The economy is the top issue for 31% of Michigan voters, followed by immigration (13%), threats to democracy (12%), healthcare (10%), housing affordability (8%), education (7%), crime (7%), and abortion access (5%). 

“Voters who say the economy is the top issue facing Michigan break for Trump over Biden, 56% to 33%, along with immigration 86% to 7%,” Kimball said. “Those who say threats to democracy break for Biden 76% to 19%.”

President Biden’s age raises serious doubts in the minds of 57% of voters in supporting Biden in 2024, while 43% say Biden’s age is not a serious consideration for them. Trump’s criminal indictments raise doubts for 55% of voters, while 45% do not consider his indictments to be a serious consideration in their vote. 

Biden’s age presents more of a concern among voters under 50 than over 50: 63% of voters under 50 say Biden’s age raises doubts about voting for him compared to 53% of voters over 50,” Kimball said. 

Biden holds a 38% job approval among Michigan voters, while 52% disapprove of the job he is doing in office. Governor Whitmer holds a 49% approval rating, while 40% disapprove of the job she is doing in office. Forty-four percent think the things in the state are on the wrong track, while 40% think the state is headed in the right direction. 

A majority (61%) of voters think the Michigan Legislature’s recently passed series of bills on gun control will be effective (19% very effective, 42% somewhat effective), while 21% think it will be not too effective, and 18% not at all effective. 

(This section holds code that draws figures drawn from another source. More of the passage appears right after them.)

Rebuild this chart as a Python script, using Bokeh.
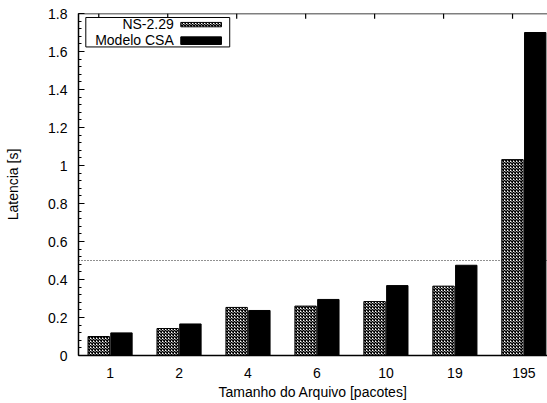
import numpy as np
from bokeh.plotting import figure
from bokeh.models import Range1d, FixedTicker, Span
from bokeh.core.properties import value
from bokeh.embed import file_html
from bokeh.resources import INLINE

# ---- data ----
categories = ["1", "2", "4", "6", "10", "19", "195"]
ns_229 = [0.100, 0.142, 0.253, 0.260, 0.284, 0.365, 1.031]
modelo_csa = [0.119, 0.166, 0.237, 0.295, 0.368, 0.475, 1.700]
y_ticks = [0, 0.2, 0.4, 0.6, 0.8, 1.0, 1.2, 1.4, 1.6, 1.8]
y_tick_labels = ["0", "0.2", "0.4", "0.6", "0.8", "1", "1.2", "1.4", "1.6", "1.8"]
reference_level = 0.5
series_names = ["NS-2.29", "Modelo CSA"]

FONT = "Liberation Sans"
FS = "14px"

idx = np.arange(len(categories))
Y_MAX = 1.8

p = figure(width=547, height=403, output_backend="svg", toolbar_location=None,
           x_range=Range1d(-0.458, 6.343), y_range=Range1d(0, Y_MAX),
           min_border_left=78, min_border_right=0, min_border_top=13,
           min_border_bottom=48)
p.outline_line_color = None
p.xgrid.visible = False
p.ygrid.visible = False
p.background_fill_color = "white"
p.border_fill_color = "white"

# reference dotted line
p.add_layout(Span(location=reference_level, dimension="width", line_color="#222222",
                  line_width=1, line_dash="1 2", level="underlay"))

bw = 0.31
off = 0.165
p.vbar(x=idx - off, top=ns_229, bottom=0, width=bw, fill_color="white",
       hatch_pattern="diagonal_cross", hatch_color="black", hatch_scale=3.0,
       hatch_weight=1.5, line_color="black", line_width=1)
p.vbar(x=idx + off, top=modelo_csa, bottom=0, width=bw, fill_color="black",
       line_color="black", line_width=1)

# x axis (bottom)
xa = p.xaxis[0]
xa.ticker = FixedTicker(ticks=list(idx))
xa.major_label_overrides = {int(i): c for i, c in zip(idx, categories)}
xa.major_tick_in = 0
xa.major_tick_out = 0
xa.minor_tick_in = 0
xa.minor_tick_out = 0
xa.axis_label = "Tamanho do Arquivo [pacotes]"
xa.axis_line_color = "black"
xa.axis_line_width = 1.5
xa.major_label_standoff = 12
xa.axis_label_standoff = 3

# y axis (left)
ya = p.yaxis[0]
minor = [round(v, 2) for v in np.arange(0, 1.8001, 0.04)]
ya.ticker = FixedTicker(ticks=y_ticks, minor_ticks=minor)
ya.major_label_overrides = {t: l for t, l in zip(y_ticks, y_tick_labels)}
ya.major_tick_in = 6
ya.major_tick_out = 0
ya.minor_tick_in = 3
ya.minor_tick_out = 0
ya.axis_label = "Latencia [s]"
ya.axis_line_color = "black"
ya.axis_line_width = 1.5
ya.major_label_standoff = 11
ya.axis_label_standoff = 24

for ax in (xa, ya):
    ax.major_label_text_font = FONT
    ax.major_label_text_font_size = FS
    ax.axis_label_text_font = FONT
    ax.axis_label_text_font_size = FS
    ax.axis_label_text_font_style = "normal"
    ax.major_label_text_color = "black"
    ax.axis_label_text_color = "black"

# top border with mirrored ticks (no labels)
p.add_layout(Span(location=Y_MAX, dimension="width", line_color="black", line_width=1.5))
tick_x = idx - 0.164
p.segment(x0=tick_x, y0=[Y_MAX] * len(idx), x1=tick_x, y1=[Y_MAX - 0.027] * len(idx),
          line_color="black", line_width=1.2)

# legend box (drawn manually: label left of swatch)
p.quad(left=[-0.352], right=[1.735], top=[1.779], bottom=[1.624],
       fill_color="white", line_color="black", line_width=1)
p.text(x=[0.923, 0.923], y=[1.745, 1.66], text=series_names,
       text_align="right", text_baseline="middle",
       text_font=value(FONT), text_font_size=FS, text_color="black")
p.quad(left=[1.025], right=[1.615], top=[1.753], bottom=[1.73],
       fill_color="white", hatch_pattern="diagonal_cross", hatch_color="black",
       hatch_scale=3.0, hatch_weight=1.5, line_color="black", line_width=1)
p.quad(left=[1.025], right=[1.615], top=[1.677], bottom=[1.637],
       fill_color="black", line_color="black", line_width=1)

open("out.html", "w").write(file_html(p, INLINE))
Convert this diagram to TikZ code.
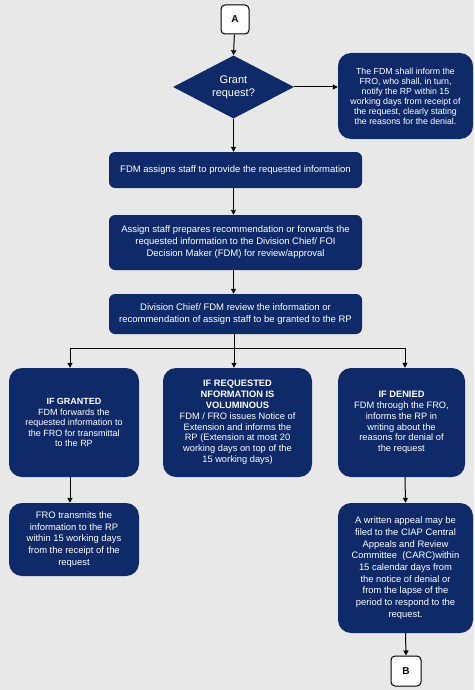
\documentclass[tikz,border=0pt]{standalone}
\usepackage{fontspec}
\setmainfont{Liberation Sans}
\usetikzlibrary{shapes.geometric,arrows.meta}
\definecolor{navy}{RGB}{14,42,104}
\definecolor{bg}{RGB}{232,232,232}
\tikzset{
  x=1pt,y=-1pt,
  flow/.style={draw=none,fill=navy,text=white,rounded corners=6pt,align=center,inner sep=0pt,
    font=\fontsize{9.5}{12}\selectfont},
  side/.style={flow,rounded corners=13pt,font=\fontsize{9.4}{11.7}\selectfont},
  sidemid/.style={side,font=\fontsize{9.3}{10.8}\selectfont},
  sidesm/.style={side,font=\fontsize{9}{10.6}\selectfont},
  sidenote/.style={side,font=\fontsize{8.8}{10}\selectfont},
  conn/.style={draw=black,line width=1pt,fill=white,rounded corners=4pt,font=\bfseries\fontsize{10}{12}\selectfont,inner sep=0pt},
  arr/.style={line width=1pt,-{Triangle[length=5pt,width=5pt]}},
  ln/.style={line width=1pt}
}
\begin{document}
\begin{tikzpicture}
\fill[bg] (0,0) rectangle (474,690);
\useasboundingbox (0,0) rectangle (474,690);
\node[conn,minimum width=28pt,minimum height=29pt] (A) at (235,19.5) {A};
\node[diamond,fill=navy,text=white,inner sep=0pt,minimum width=121pt,minimum height=63pt,aspect=1.92,align=center,font=\fontsize{11}{13}\selectfont] (Q) at (233.5,87) {Grant\\request?};
\node[sidenote,minimum width=135pt,minimum height=86pt] (N) at (405.5,96) {The FDM shall inform the\\FRO, who shall, in turn,\\notify the RP within 15\\working days from receipt of\\the request, clearly stating\\the reasons for the denial.};
\node[flow,minimum width=253pt,minimum height=36pt] (S1) at (235.5,170) {FDM assigns staff to provide the requested information};
\node[flow,minimum width=253pt,minimum height=55pt] (S2) at (235.5,242.5) {Assign staff prepares recommendation or forwards the\\requested information to the Division Chief/ FOI\\Decision Maker (FDM) for review/approval};
\node[flow,minimum width=253pt,minimum height=40pt] (S3) at (235.5,314) {Division Chief/ FDM review the information or\\recommendation of assign staff to be granted to the RP};
\node[sidesm,minimum width=130pt,minimum height=109pt] (G) at (74,422.5) {\textbf{IF GRANTED}\\FDM forwards the\\requested information to\\the FRO for transmittal\\to the RP};
\node[sidemid,minimum width=149pt,minimum height=109pt] (V) at (237.5,422.5) {\textbf{IF REQUESTED}\\\textbf{NFORMATION IS}\\\textbf{VOLUMINOUS}\\FDM / FRO issues Notice of\\Extension and informs the\\RP (Extension at most 20\\working days on top of the\\15 working days)};
\node[sidemid,minimum width=127pt,minimum height=109pt] (D) at (401.5,422.5) {\textbf{IF DENIED}\\FDM through the FRO,\\informs the RP in\\writing about the\\reasons for denial of\\the request};
\node[side,minimum width=130pt,minimum height=73pt] (T) at (74,539.5) {FRO transmits the\\information to the RP\\within 15 working days\\from the receipt of the\\request};
\node[side,minimum width=135pt,minimum height=130pt] (W) at (405.5,568) {A written appeal may be\\filed to the CIAP Central\\Appeals and Review\\Committee\ \ (CARC)within\\15 calendar days from\\the notice of denial or\\from the lapse of the\\period to respond to the\\request.};
\node[conn,minimum width=30pt,minimum height=30pt] (B) at (406,671) {B};
\coordinate (split) at (234,348);
\draw[arr] (A) -- (Q.north);
\draw[arr] (Q.east) -- (Q.east -| N.west);
\draw[arr] (Q.south) -- (S1.north -| Q.south);
\draw[arr] (S1.south -| Q.south) -- (S2.north -| Q.south);
\draw[arr] (S2.south -| Q.south) -- (S3.north -| Q.south);
\draw[ln] (S3.south -| split) -- (split);
\draw[arr] (split) -- (split |- V.north);
\draw[arr] (split) -| ([xshift=-4pt]G.north);
\draw[arr] (split) -| ([xshift=3.5pt]D.north);
\draw[arr] ([xshift=-4pt]G.south) -- ([xshift=-4pt]T.north);
\draw[arr] ([xshift=3.5pt]D.south) -- (W.north);
\draw[arr] (W.south) -- (B.north);
\end{tikzpicture}
\end{document}
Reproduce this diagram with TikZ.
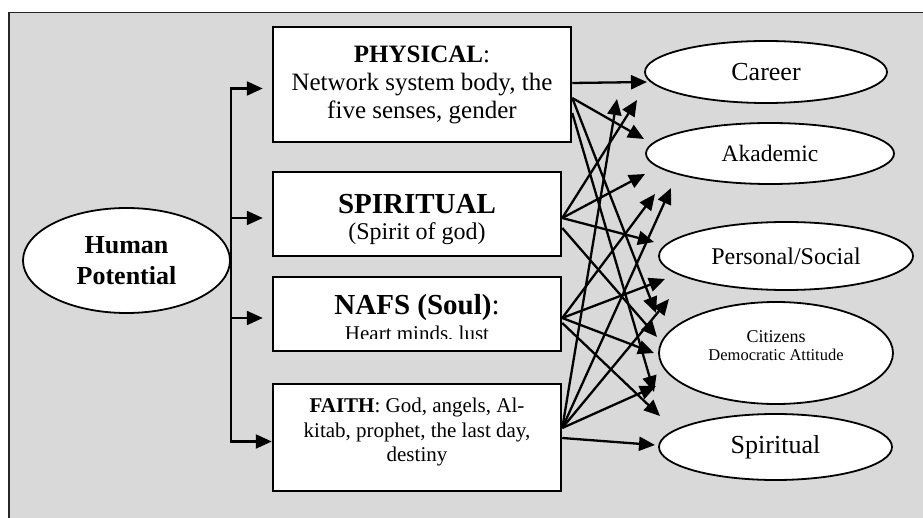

Regarding the impact of legislation that will make energy generation in Michigan renewable by 2040, 42% think it will make Michigan’s energy supply less reliable, 37% more reliable, and 22% no difference. 


The Emerson College Polling/The Hill Michigan survey was conducted February 20-24, 2024. The sample of registered voters, n=1,000, has a credibility interval, similar to a poll’s margin of error (MOE), of +/- 3 percentage points. The data sets were weighted by gender, education, race, age, party affiliation, and region based on 2024 registration modeling. Turnout modeling is based on U.S. Census parameters, and voter registration data (MI S.O.S.).

It is important to remember that subsets based on demographics, such as gender, age, education, and race/ethnicity, carry with them higher credibility intervals, as the sample size is reduced. Survey results should be understood within the poll’s range of scores, and with a confidence interval of 95% a poll will fall outside the range of scores 1 in 20 times.

Data was collected by contacting an Interactive Voice Response (IVR) system of landlines, cell phones via MMS-to-web, a consumer list of emails (both provided by Aristotle), and an online panel of voters provided by Alchemer.

This survey was conducted by Emerson College Polling and sponsored by Nexstar Media. All questions asked in this survey with exact wording, along with full results and cross tabulations can be found under “Full Results.”